Pitfall #2: Assuming ‘green steel’ is standard. Only ~12% of global steel production uses hydrogen-DRI or electric arc furnaces (2023 IEA data). Ask suppliers for EPDs (Environmental Product Declarations)—Vestas now publishes EPDs for all V150 and EnVentus platforms.
Pitfall #3: Overlooking blade landfilling. Over 90% of retired blades (mostly fiberglass) go to landfills in the U.S. due to lack of recycling infrastructure. Action: Require blade take-back clauses in procurement (e.g., GE’s agreement with Global Fiberglass Solutions in Idaho).
Pitfall #4: Ignoring regional grid cleanliness. A turbine in Denmark (grid: 78% renewable in 2023) has lower embedded emissions than one in West Virginia (grid: 92% fossil in 2023). Use tools like U.S. EIA’s Grid Data Browser before site selection.

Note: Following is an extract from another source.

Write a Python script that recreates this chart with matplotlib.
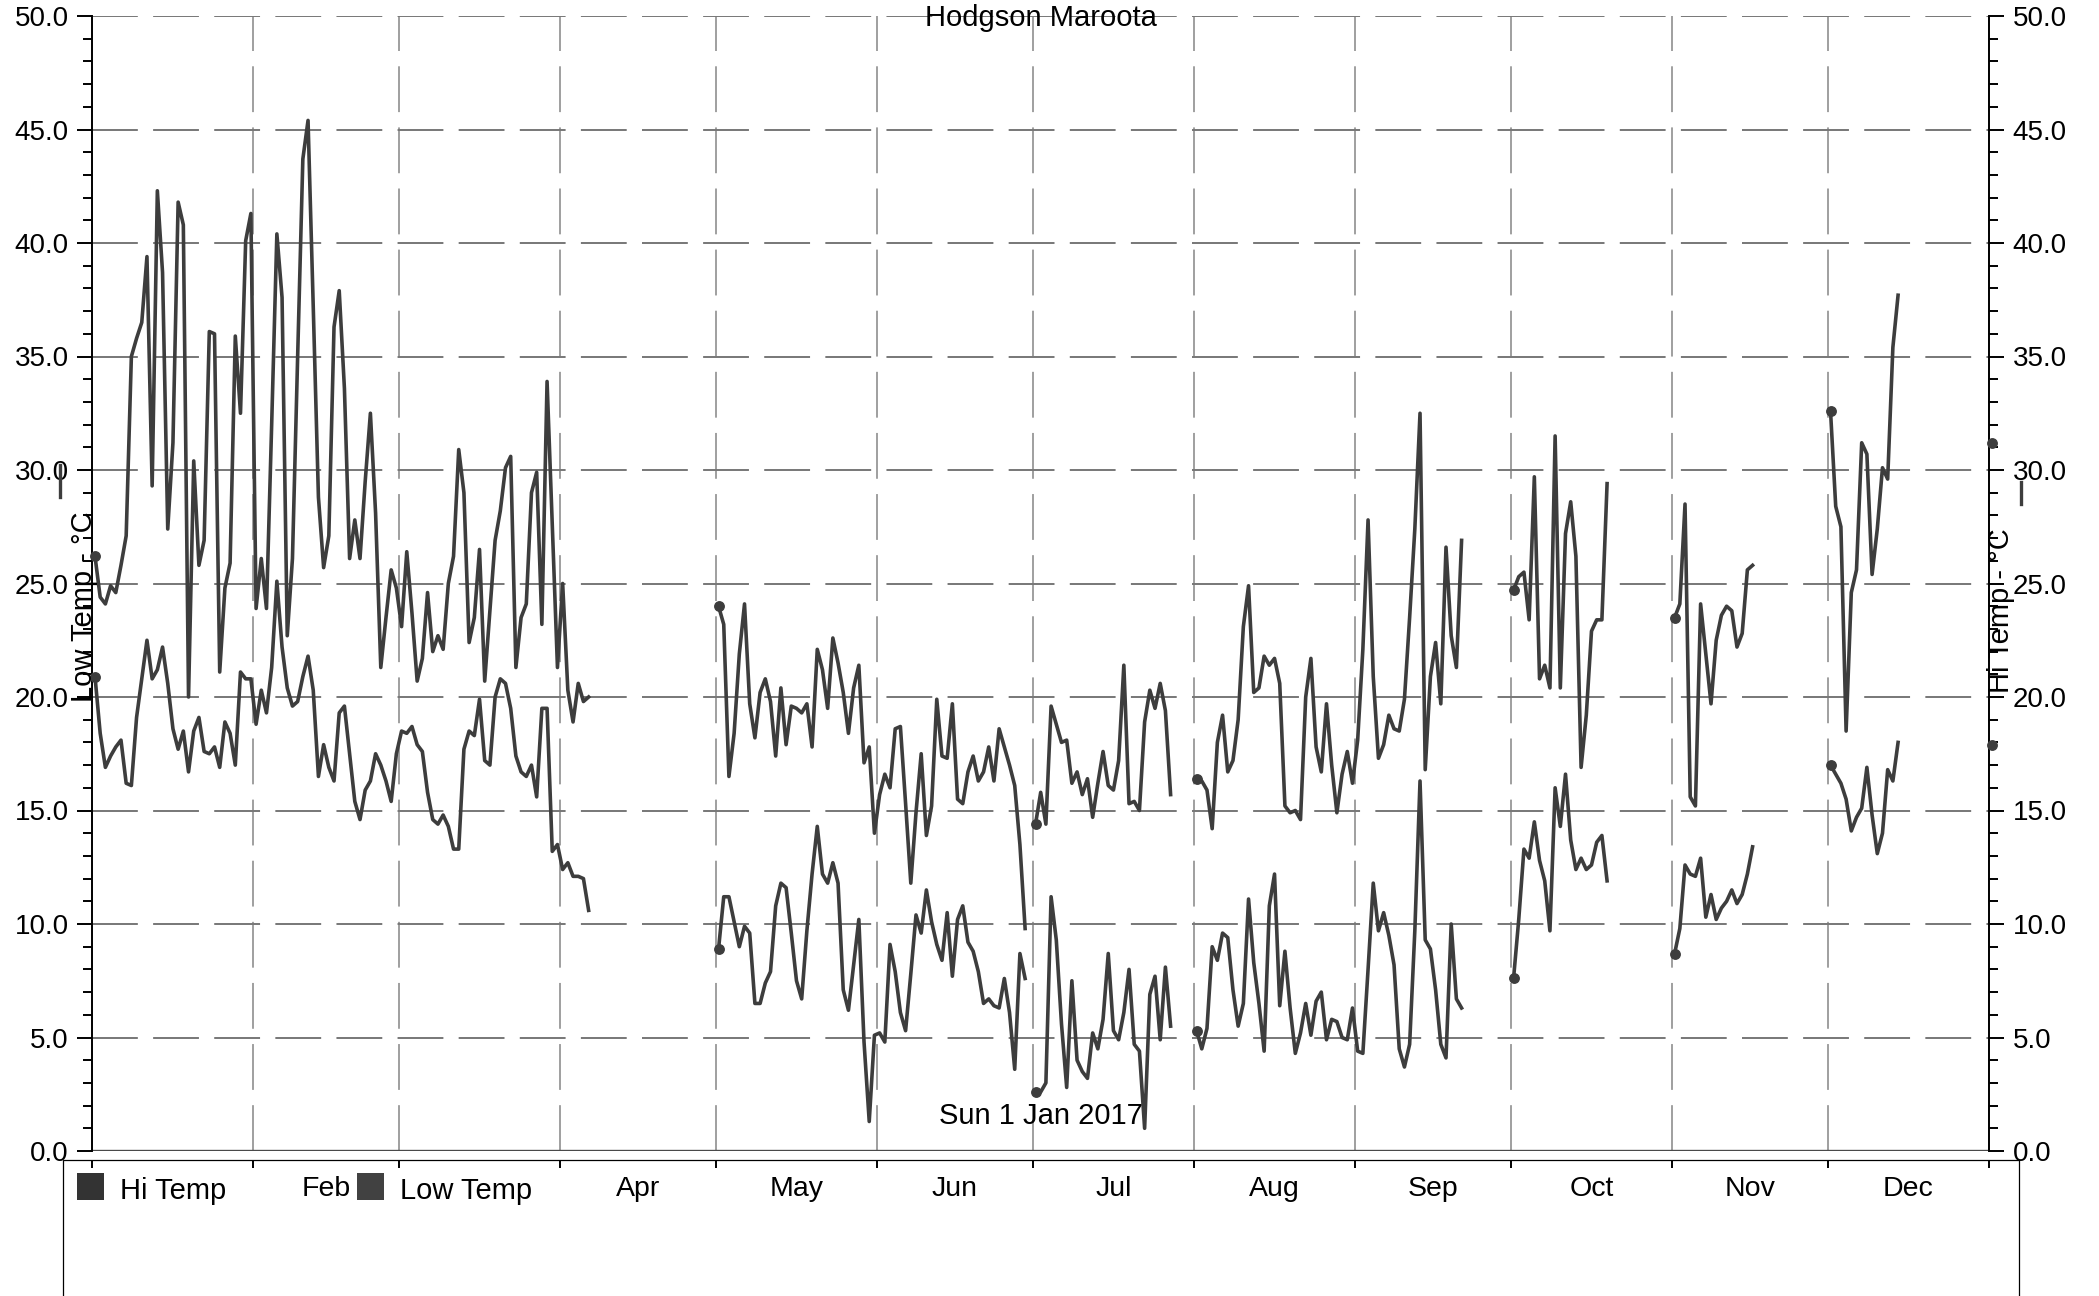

Step 6: Take Action—Your Practical Checklist

Whether you’re a developer, policymaker, or community advocate, here’s exactly what to do next:

Require EPDs from turbine OEMs—Vestas, Siemens Gamesa, and GE now offer them for major platforms. Verify they follow EN 15804 or ISO 21930 standards.
Specify low-carbon concrete (e.g., Solidia Tech or CarbonCure-injected mixes) for foundations—cuts embodied CO₂ by 20–30% vs. ASTM C150 Type I/II.
Pre-negotiate blade recycling in EPC contracts—Global Fiberglass Solutions accepts blades at $180–$220/ton; Veolia’s France facility handles 15,000 tons/year.
Use real-time air quality monitoring during construction—not just post-commissioning. Example: The 200-MW Traverse Wind Project (Oklahoma) deployed 12 Aeroqual S-Series sensors tracking PM₁₀ and NOₓ across 32 km² during pile driving and crane ops.
Calculate your payback timeline: Use NREL’s Levelized Cost of Electricity (LCOE) tool + their Life Cycle Assessment Database to model gCO₂e/kWh for your exact turbine model, location, and grid mix.